Aquí mi colegio. Una foto de la primera excursión que hicimos (un viaje de ida y vuelta a la estación de Redondela). Nuestro primer carnaval disfrazados de lápices, otro carnaval y otro en el que aun no iba a ese colegio, tenía todavía 3 años, pero fui a ver a mi hermana Paz disfrazada. Tambien una foto de Maricarmen, la primera profesora que me dio clase allí… ella nos puso una tarde a dibujar mientras sonaba en un casete el «Para Elisa» de Beethoven. Hoy mi gata se llama Elisa.

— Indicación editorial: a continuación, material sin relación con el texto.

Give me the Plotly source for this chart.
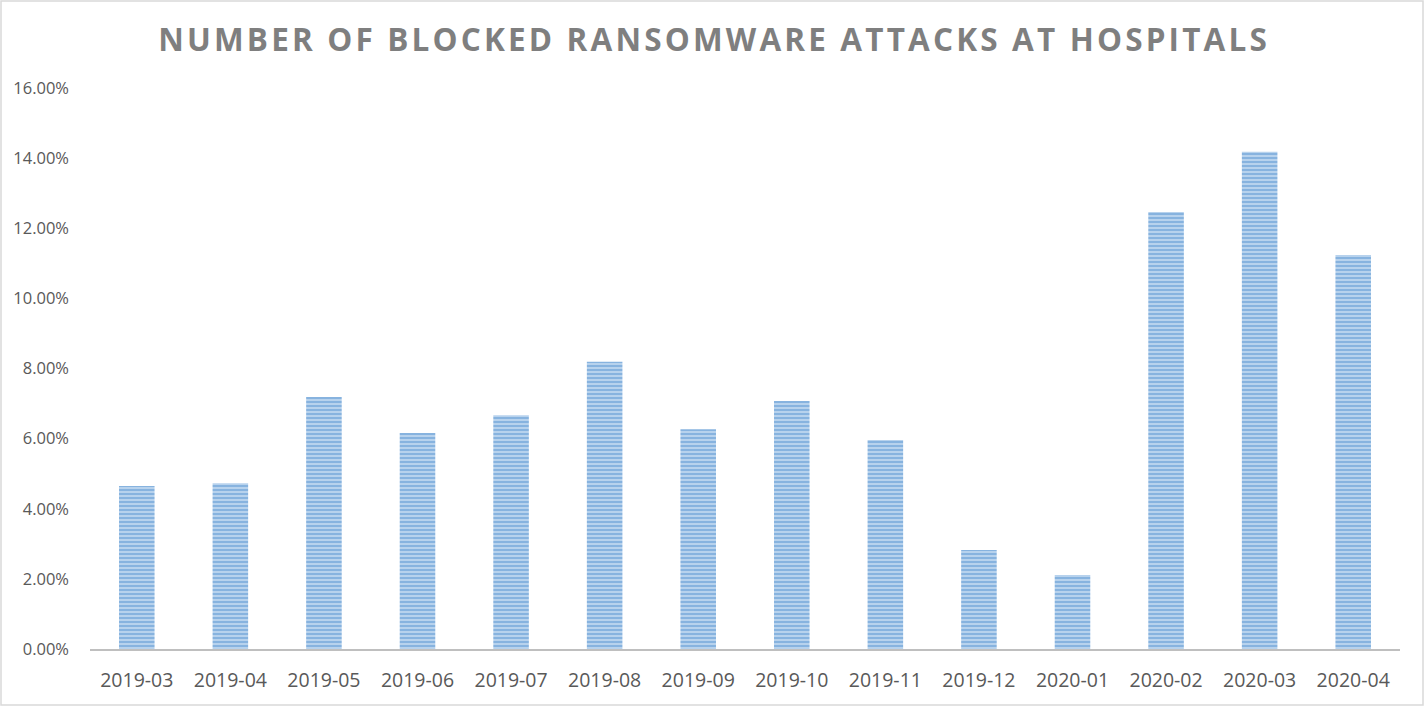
import plotly.graph_objects as go

# monthly share of blocked ransomware attacks (percent)
months = ["2019-03", "2019-04", "2019-05", "2019-06", "2019-07", "2019-08", "2019-09",
          "2019-10", "2019-11", "2019-12", "2020-01", "2020-02", "2020-03", "2020-04"]
share_pct = [4.65, 4.73, 7.19, 6.16, 6.67, 8.19, 6.27, 7.07, 5.96, 2.82, 2.11, 12.46, 14.18, 11.24]

y_ticks = [0, 2, 4, 6, 8, 10, 12, 14, 16]
y_tick_text = [f"{v:.2f}%" for v in y_ticks]

title = "NUMBER OF BLOCKED RANSOMWARE ATTACKS AT HOSPITALS"
# fake letter spacing with hair spaces
title_spaced = "\u200a".join(title)

fig = go.Figure()
fig.add_trace(go.Bar(
    x=months,
    y=share_pct,
    width=0.38,
    marker=dict(
        color="#C3DAF1",
        line=dict(width=0),
        pattern=dict(shape="-", fgcolor="#4C8CCD", bgcolor="#C3DAF1", size=4, solidity=0.6),
    ),
    hovertemplate="%{x}: %{y:.2f}%<extra></extra>",
))

fig.update_layout(
    width=1425,
    height=707,
    margin=dict(l=90, r=25, t=88, b=58),
    paper_bgcolor="white",
    plot_bgcolor="white",
    showlegend=False,
    title=dict(
        text=title_spaced,
        x=0.5,
        xanchor="center",
        y=0.943,
        yanchor="middle",
        font=dict(family="Open Sans", size=31.5, color="#7F7F7F", weight="bold"),
    ),
    font=dict(family="Open Sans", color="#595959"),
)

fig.update_xaxes(
    type="category",
    showgrid=False,
    showline=True,
    linecolor="#BFBFBF",
    linewidth=2,
    ticks="",
    tickfont=dict(size=19.5, color="#595959"),
    ticklabelstandoff=13,
)
fig.update_yaxes(
    range=[0, 16],
    tickvals=y_ticks,
    ticktext=y_tick_text,
    showgrid=False,
    zeroline=False,
    showline=False,
    ticks="",
    tickfont=dict(size=16.5, color="#595959"),
    ticklabelstandoff=20,
)

# thin chart border like the spreadsheet chart area
fig.add_shape(type="rect", xref="paper", yref="paper",
              x0=-89 / 1310, x1=1 + 23 / 1310, y0=-56 / 561, y1=1 + 87 / 561,
              line=dict(color="#D9D9D9", width=1.5), fillcolor="rgba(0,0,0,0)")

# drop the default 8px body margin so the figure fills the window
fig.write_html("out.html", config={"displayModeBar": False},
               post_script="document.body.style.margin='0';")
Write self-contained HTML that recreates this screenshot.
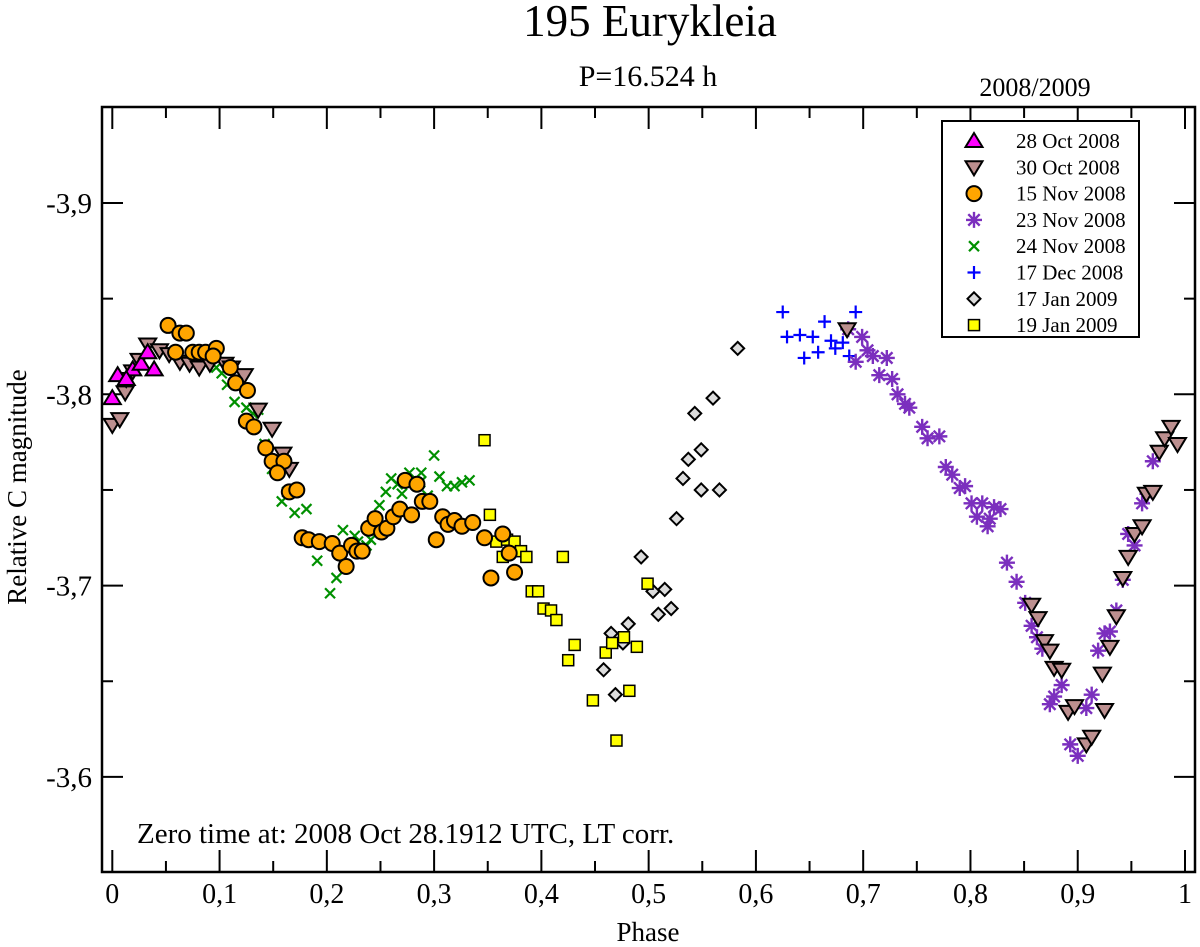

Ese colegio de ladrillo rojo. Principio y fin, parnaso e infierno. Muchas mañanas después de desayunar lo miraba desde la cristalera del balcón pensando «qué me llamarán hoy», «qué me dirán hoy». Abriendo mucho los ojos para intentar no llorar, apretando el silencio entre mis dedos para que mi madre no se diera cuenta mientras me peinaba y me perfumaba con Nenuco. Su hijo, el pequeño, el de nueve años, se metía en cama cada noche consolándose con la idea de que quedaba un día menos; que algún día dejaría ese colegio atrás y nunca volvería.
Que ese niño que aprendió a reírse de todo para que nada le doliera, pasó su infancia queriendo jugar solo y acariciando la idea de quitarse la vida. Porque al salir al día siguiente volvía a ver la cara más fea de un mundo que le repetía sin reparos que no le quería y que lo odiaba. Ese niño tuvo terrores nocturnos hasta los 20 años. Pero siguió siempre sonriendo. Hoy he perdonado todo. Pero primero he perdonado a ese niño que durante tanto tiempo él tampoco se quiso.
Hace 26 años que salí de ese colegio para empezar el instituto. Nunca he vuelto. Se me sigue encogiendo el alma cada vez que paso por delante.